One of the pleasures of recent months, as Bush has made mis-step after mis-step, most notably his disastrous nomination of Harriet Miers as Supreme Court justice, has been the conservative on conservative sniping. For the first time ever I saw Brit Hume and Bill Kristol at each others' throats on Fox News and on Real Time with Bill Maher such putative conservatives as Andrew Sullivan and Ann Coulter ripped Bush apart. After years of nodding and smiling, coddling and excusing, more and more conservatives are through; they feel abandoned, so they're abandoning him.

Slate's Timothy Noah is keeping abandonment watch and brings us choice quotes from Margaret Thatcher and Ari Fleischer:

And as a scientist I know you need facts, evidence and proof—and then you check, recheck and check again. The fact was that there were no facts, there was no evidence, and there was no proof. As a politician the most serious decision you can take is to commit your armed services to war from which they may not return.
[Miers] was always pleasant, always polite, always being tough as the paper kept moving...Is that a skill you need to be a Supreme Court justice? No, I don't think so.
Sidney Blumenthal's column in today's Salon has an interesting thesis: that conservatives are railing against Bush to "hide the utter failure of their ideology":
For his second term, Bush took his narrow victory as a mandate to govern from the hard right. At last, he would begin the privatization of Social Security, rolling back the signature program of the New Deal. But he stumbled upon a dirty little secret of conservatism: Members of the public support conservative presidents so long as they leave the liberal programs that benefit them alone. The more Bush barnstormed the country to promote his Social Security scheme, the more the public became aware of it and opposed him.

Baffled and confounded, he plowed ahead, even as the Iraq war eroded his support. Then Hurricane Katrina blew the top off his administration's culture of cronyism. Meanwhile, the special prosecutor investigating the disclosure of a covert CIA operative's identity by senior administration officials has moved steadily and silently like a submarine toward his targets.

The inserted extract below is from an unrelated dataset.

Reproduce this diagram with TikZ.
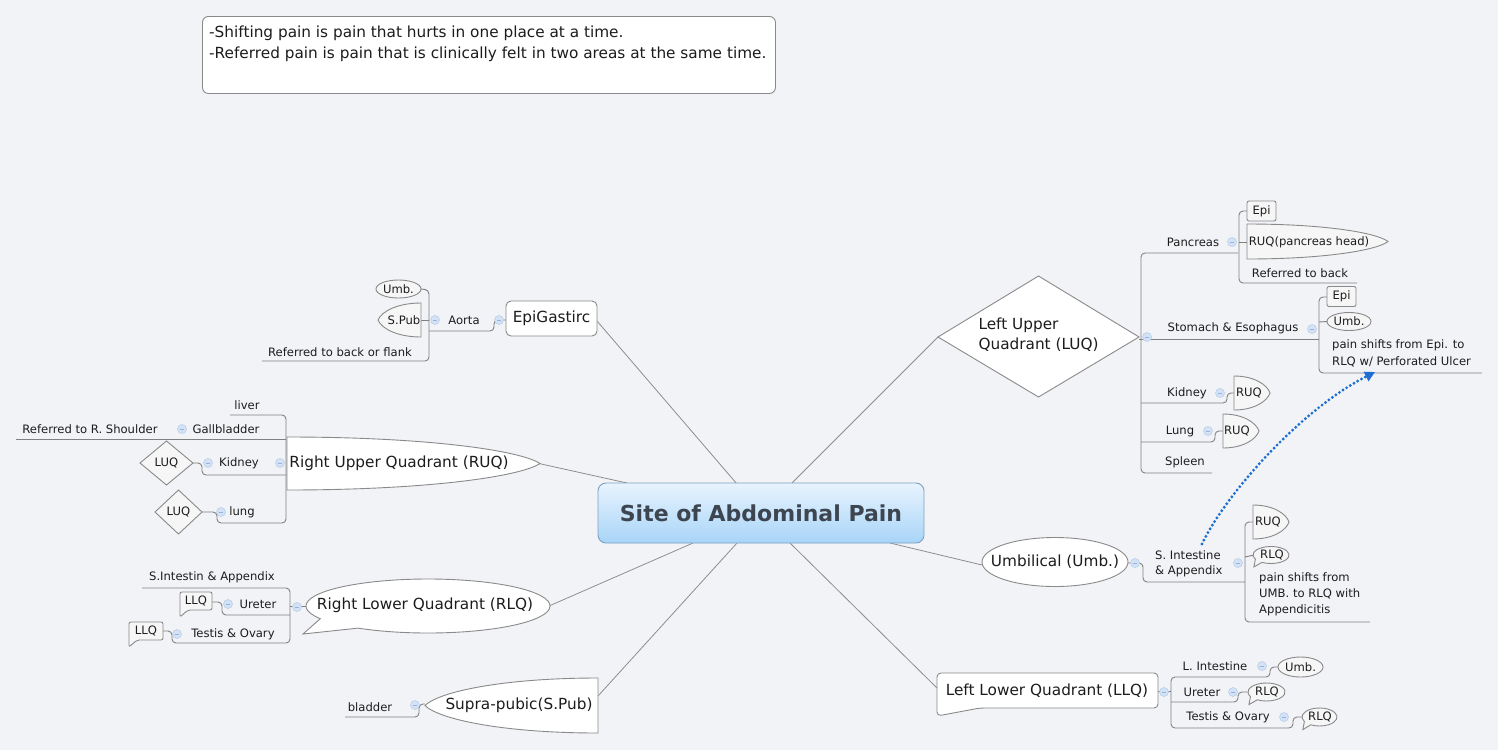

The anti-Bush rhetoric among conservatives has seriously ramped up post-Miers, her nomination being widely seen as a last straw. Conservatives stayed silent in the face of unprecedented spending and a growing deficit under Bush hoping their devotion would pay off in the end; they were counting on this nomination to be their coming out party. Instead they got Miers, an unproven jurist with an uncertain judicial philosophy. They've seen other conservatives such as Sandra Day O'Connor ascend to the court only to turn against them with so-called liberal votes. Blumenthal continues:
Bush's nomination of his White House legal counsel and former personal lawyer, Harriet Miers, for the Supreme Court was the hair trigger for a conservative revolt. Miers is demonstrably the least qualified nominee for the high court since Clarence Thomas. She has never been a judge or prominent public official and has no background in constitutional law. She appears on the White House Web site discussing how Bush plays horseshoes with his dog: "The president throws the horseshoes to Barney, and Barney runs after them."

Conservatives see her nomination as a rebuke to the cadres of ideologues in the Federalist Society groomed for Republican upward mobility; right-wing pundits have outdone each other in denouncing her as a crony. Frum has launched a petition drive to force Bush to withdraw her nomination. "She once told me that he president was the most brilliant man she had ever met," the Bush iconographer sneered. Yet Bush nominated Miers in place of professional ideologues because he had fallen from grace as a consequence of his stubborn adherence to conservative policies; Bush calculated that the Senate would approve her but not a right-wing judge with a well-delineated record. Had Bush's conservative policies succeeded, he might have been able to name a purebred ideologue.
Despite Bush's faithful implementation of conservative ideas, disloyal ideologues blame him personally to deflect attention from the failure of their ideas as they position themselves for whatever or whoever is next. Like Trotskyists for whom communism always remained an unfulfilled ideal, conservatives now claim that conservatism has not been tried, and that Bush is a "betrayer" and "impostor." In his attempt to avoid the nemesis of his father, he is reliving it.